Collateral Estoppel and Legal Principles
The court addressed RWR's claims of collateral estoppel, asserting that the argument confused the concepts of claim preclusion and issue preclusion. RWR argued that because the notice issue was not litigated in the foreclosure action, Mid-State was barred from raising it in the current case. However, the court clarified that the elements of collateral estoppel were not met since the notice issue had not been previously decided. The court reinforced that issue preclusion applies only to those issues that were actually litigated and resolved in a prior action. Since the notice issue was not part of the foreclosure proceedings, this allowed Mid-State to assert the no-notice claims in the current case, leading to the conclusion that RWR's arguments regarding collateral estoppel were unfounded.

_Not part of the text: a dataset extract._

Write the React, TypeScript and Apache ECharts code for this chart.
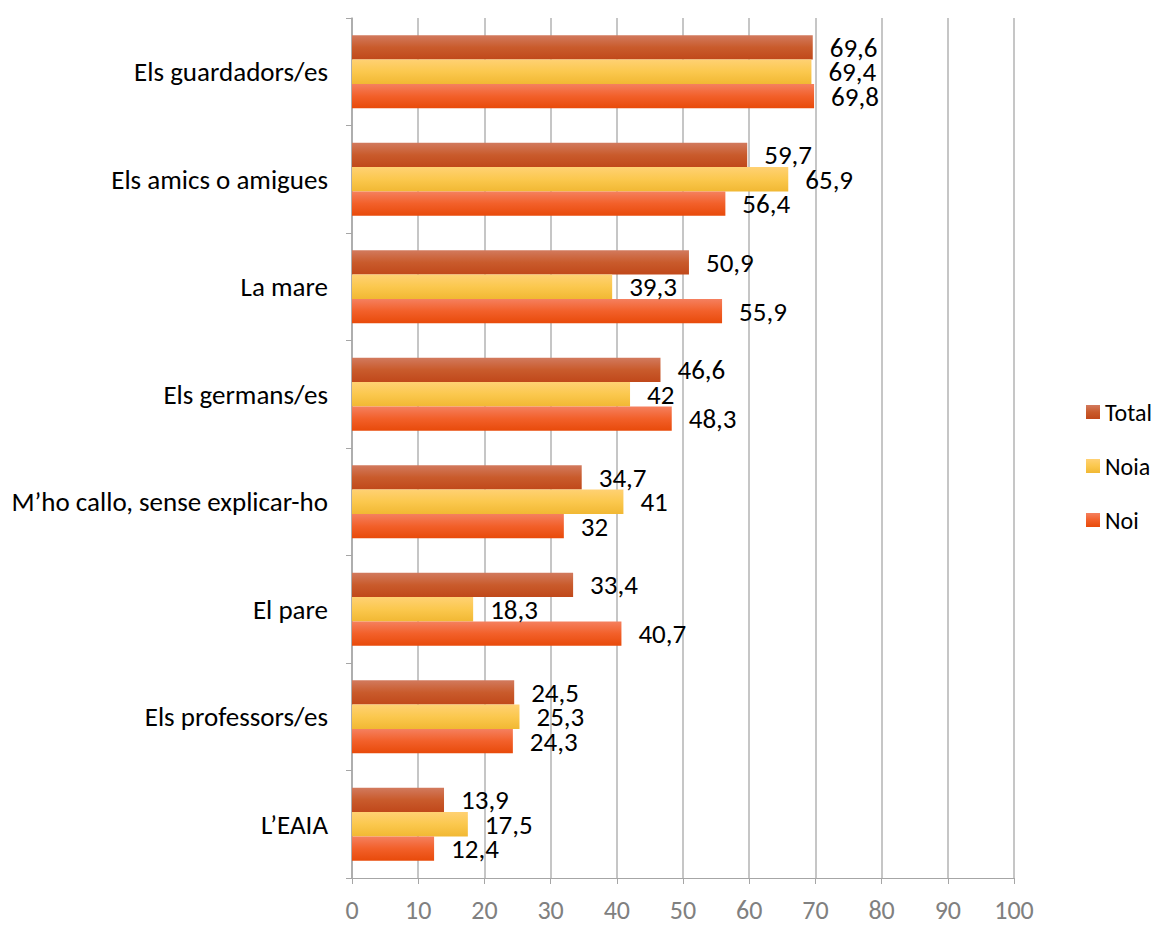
import React, { useEffect, useRef } from "react";
import * as echarts from "echarts";

const categories = [
  "Els guardadors/es",
  "Els amics o amigues",
  "La mare",
  "Els germans/es",
  "M’ho callo, sense explicar-ho",
  "El pare",
  "Els professors/es",
  "L’EAIA",
];
const totalValues = [69.6, 59.7, 50.9, 46.6, 34.7, 33.4, 24.5, 13.9];
const noiaValues = [69.4, 65.9, 39.3, 42, 41, 18.3, 25.3, 17.5];
const noiValues = [69.8, 56.4, 55.9, 48.3, 32, 40.7, 24.3, 12.4];
const xTicks = [0, 10, 20, 30, 40, 50, 60, 70, 80, 90, 100];

const FONT = "Carlito, Lato, 'Open Sans', sans-serif";

const grad = (top: string, mid: string, bottom: string) =>
  new echarts.graphic.LinearGradient(0, 0, 0, 1, [
    { offset: 0, color: top },
    { offset: 0.5, color: mid },
    { offset: 1, color: bottom },
  ]);

const fmt = (v: number) => String(v).replace(".", ",");

export default function App() {
  const ref = useRef<HTMLDivElement>(null);
  useEffect(() => {
    document.body.style.margin = "0";
    document.body.style.overflow = "hidden";
    if (!ref.current) return;
    const chart = echarts.init(ref.current, undefined, { renderer: "svg" });
    const mkSeries = (name: string, data: number[], color: any) => ({
      name,
      type: "bar",
      data,
      barGap: "0%",
      barCategoryGap: "32%",
      itemStyle: { color },
      label: {
        show: true,
        position: "right",
        distance: 17,
        fontSize: 27,
        fontFamily: FONT,
        color: "#000",
        formatter: (p: any) => fmt(p.value),
      },
    });
    chart.setOption({
      animation: false,
      textStyle: { fontFamily: FONT },
      grid: { left: 352, right: 144, top: 18, bottom: 47, containLabel: false },
      legend: {
        orient: "vertical",
        left: 1081,
        top: 395,
        itemWidth: 14,
        itemHeight: 14,
        itemGap: 30,
        icon: "rect",
        textStyle: { fontSize: 24, fontFamily: FONT, color: "#000" },
        data: ["Total", "Noia", "Noi"],
      },
      xAxis: {
        type: "value",
        min: 0,
        max: 100,
        interval: 10,
        axisLine: { show: true, lineStyle: { color: "#a6a6a6" } },
        axisTick: { show: true, length: 6, lineStyle: { color: "#a6a6a6" } },
        splitLine: { show: true, lineStyle: { color: "#b3b3b3", width: 1.5 } },
        axisLabel: {
          fontSize: 26,
          fontFamily: FONT,
          color: "#808080",
          margin: 19,
          formatter: (v: number) => (xTicks.includes(v) ? String(v) : ""),
        },
      },
      yAxis: {
        type: "category",
        data: categories,
        inverse: true,
        axisLine: { show: true, lineStyle: { color: "#a6a6a6", width: 1.5 } },
        axisTick: { show: true, length: 6, lineStyle: { color: "#a6a6a6" } },
        axisLabel: {
          fontSize: 27,
          fontFamily: FONT,
          color: "#000",
          margin: 24,
        },
      },
      series: [
        mkSeries("Total", totalValues, grad("#d27a5e", "#c95b2c", "#c0481a")),
        mkSeries("Noia", noiaValues, grad("#ffd173", "#fbc84e", "#f1b833")),
        mkSeries("Noi", noiValues, grad("#f5805f", "#f2602a", "#e84a0a")),
      ],
    });
    return () => chart.dispose();
  }, []);
  return <div ref={ref} style={{ width: 1158, height: 925 }} />;
}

Conclusion and Affirmation of Lower Court
Ultimately, the Arkansas Court of Appeals affirmed the circuit court's decision to void RWR's tax deed based on the lack of notice to the mortgagee. The court's ruling reinforced the importance of adhering to statutory notice requirements and protecting the rights of mortgagees in tax sales. By recognizing the transferability of the right to notice with the assignment of the mortgage, the court clarified the legal framework for future cases involving tax sales and mortgage assignments. This decision underscored the necessity for the Commissioner of State Lands to provide proper notification to all interested parties, thereby ensuring due process is upheld in property tax matters. The ruling established a clear precedent regarding the rights of mortgage assignees and their ability to assert claims based on procedural deficiencies in tax sales.